In “The Free Lunch is Over,” Herb Sutter explains how hardware changes will dictate software changes which, in turn, will change the way we write software and how we think about programming languages in a more general sense.
To really get a feel for the rising significance of concurrency, you need to understand the CPU conundrum. Sutter explains the situation with aplomb in “The Free Lunch is Over: A Fundamental Turn Toward Concurrency in Software”. The article was originally published in 2004, and then appeared in Dr. Dobb’s Journal in 2005. The information remains a relevant as ever, however, and the embedded chart was updated in 2009 to reflect on-going changes.
Essentially, up until a decade or so ago, it was a given that CPUs would continue to get faster and faster as the years went by and technology improved. By simply upgrading your CPU, programs would run better and faster, simply because you had better hardware.

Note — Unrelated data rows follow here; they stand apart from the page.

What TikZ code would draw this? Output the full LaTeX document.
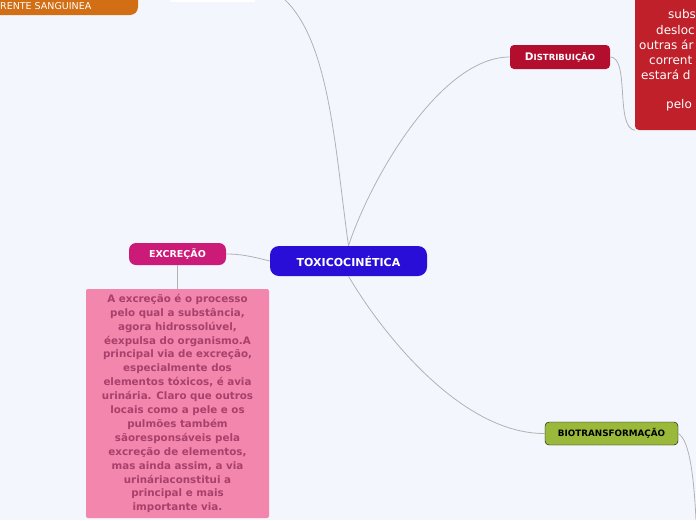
\documentclass[tikz,border=0pt]{standalone}
\usepackage{fontspec}
\setmainfont{DejaVu Sans}
\begin{document}
\begin{tikzpicture}[x=1pt,y=-1pt,
  conn/.style={draw=gray!60,line width=0.8pt},
  topic/.style={rounded corners=4pt,font=\bfseries\fontsize{9.5}{11}\selectfont,inner sep=0pt,text=white}]
\useasboundingbox (0,0) rectangle (696,520);
\clip (0,0) rectangle (696,520);
\fill[fill={rgb,255:red,244;green,246;blue,254}] (0,0) rectangle (696,520);
% nodes
\node[topic,fill={rgb,255:red,40;green,14;blue,214},minimum width=157pt,minimum height=30pt,rounded corners=9pt,font=\bfseries\fontsize{11}{13}\selectfont] (c) at (348.5,261) {TOXICOCINÉTICA};
\node[topic,fill={rgb,255:red,204;green,26;blue,120},minimum width=97pt,minimum height=22pt,rounded corners=7pt] (ex) at (177.5,254) {EXCREÇÃO};
\node[topic,fill={rgb,255:red,180;green,14;blue,46},minimum width=100pt,minimum height=24pt,font=\bfseries\fontsize{10.5}{12}\selectfont] (di) at (560,57) {D\fontsize{8.5}{10}\selectfont ISTRIBUIÇÃO};
\node[topic,fill={rgb,255:red,154;green,184;blue,58},draw=black,text=black,minimum width=133pt,minimum height=23pt,font=\bfseries\fontsize{8.8}{10}\selectfont] (bt) at (611.5,433.5) {BIOTRANSFORMAÇÃO};
\node[fill={rgb,255:red,242;green,134;blue,172},rounded corners=2pt,minimum width=183pt,minimum height=229pt,inner sep=0pt] (pk) at (177.5,403.5) {};
\node[text={rgb,255:red,168;green,64;blue,108},font=\bfseries\fontsize{10.3}{13.9}\selectfont,align=center] (pkt) at (177.5,403.5) {A excreção é o processo\\pelo qual a substância,\\agora hidrossolúvel,\\éexpulsa do organismo.A\\principal via de excreção,\\especialmente dos\\elementos tóxicos, é avia\\urinária. Claro que outros\\locais como a pele e os\\pulmões também\\sãoresponsáveis pela\\excreção de elementos,\\mas ainda assim, a via\\urináriaconstitui a\\principal e mais\\importante via.};
\node[fill={rgb,255:red,192;green,32;blue,42},rounded corners=4pt,minimum width=120pt,minimum height=150pt,inner sep=0pt] (rd) at (695,55) {};
\node[fill={rgb,255:red,210;green,110;blue,20},rounded corners=8pt,minimum width=180pt,minimum height=30pt,inner sep=0pt] (or) at (48,0) {};
\node[fill=white,minimum width=85pt,minimum height=4pt,inner sep=0pt] (wh) at (212,0) {};
\node[text=white,anchor=west,font=\fontsize{9.5}{10}\selectfont,inner sep=0pt] (ort) at (0,6) {RENTE SANGUINEA};
\begin{scope}[text=white,font=\fontsize{12}{14}\selectfont,anchor=west,inner sep=0pt]
\node (r1) at (668,14) {subs};
\node (r2) at (656,30) {desloc};
\node (r3) at (639,45) {outras ár};
\node (r4) at (649,60) {corrent};
\node (r5) at (641,75) {estará d};
\node (r6) at (666,105) {pelo};
\end{scope}
\coordinate (top) at (283,-2);
\coordinate (bend) at (696,520);
% connectors
\draw[conn] (top) .. controls (330,40) and (335,150) .. (c.north);
\draw[conn] (c.north) .. controls (370,180) and (440,57) .. (di.west);
\draw[conn] (c.west) .. controls (250,256) and (240,254) .. (ex.east);
\draw[conn] (c.south) .. controls (380,330) and (460,434) .. (bt.west);
\draw[conn] (di.east) .. controls (630,57) and (615,128) .. (rd.south west);
\draw[conn] (ex.south) -- (pk.north);
\draw[conn] (bt.east) .. controls (690,440) and (694,480) .. (bend);
\end{tikzpicture}
\end{document}
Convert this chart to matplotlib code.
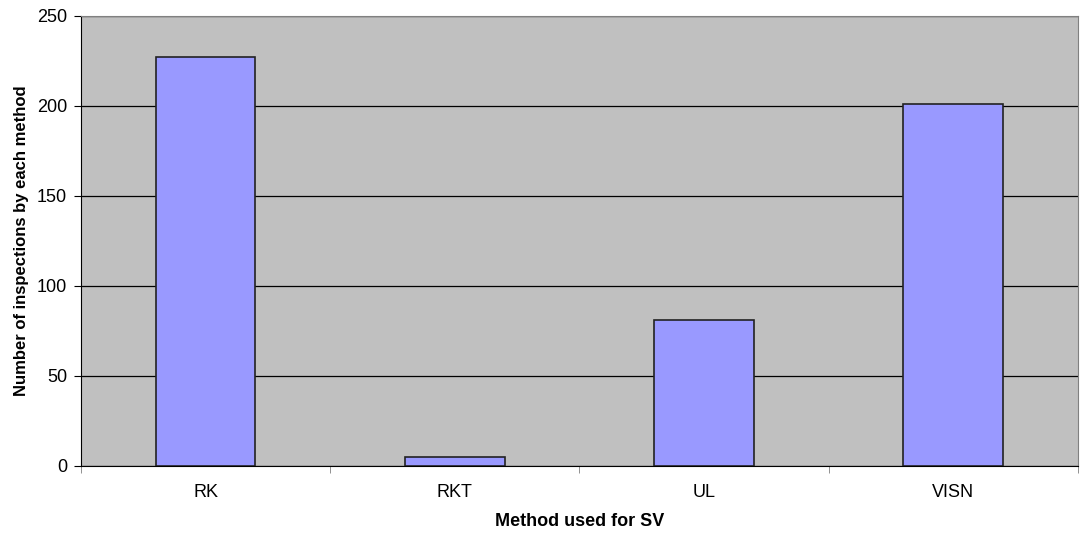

But now, CPU performance is no longer on the rise. There continue to be more and more transistors, yet clock speed remains stagnant. What does this mean?
For one, to be able to fully exploit CPU improvements from here on out, programs will need, more and more, to be concurrent. It’s no longer enough to rely solely on CPU muscle. And guess what? Erlang was built to make use of hardware concurrency.
Learning Erlang, then, is truly an investment. In knowing Erlang, you ensure that you will be able to take advantage of technological improvements to come, that you will be able to build concurrent programs as it becomes increasingly important – nay, necessary – that they do, in fact, run concurrently.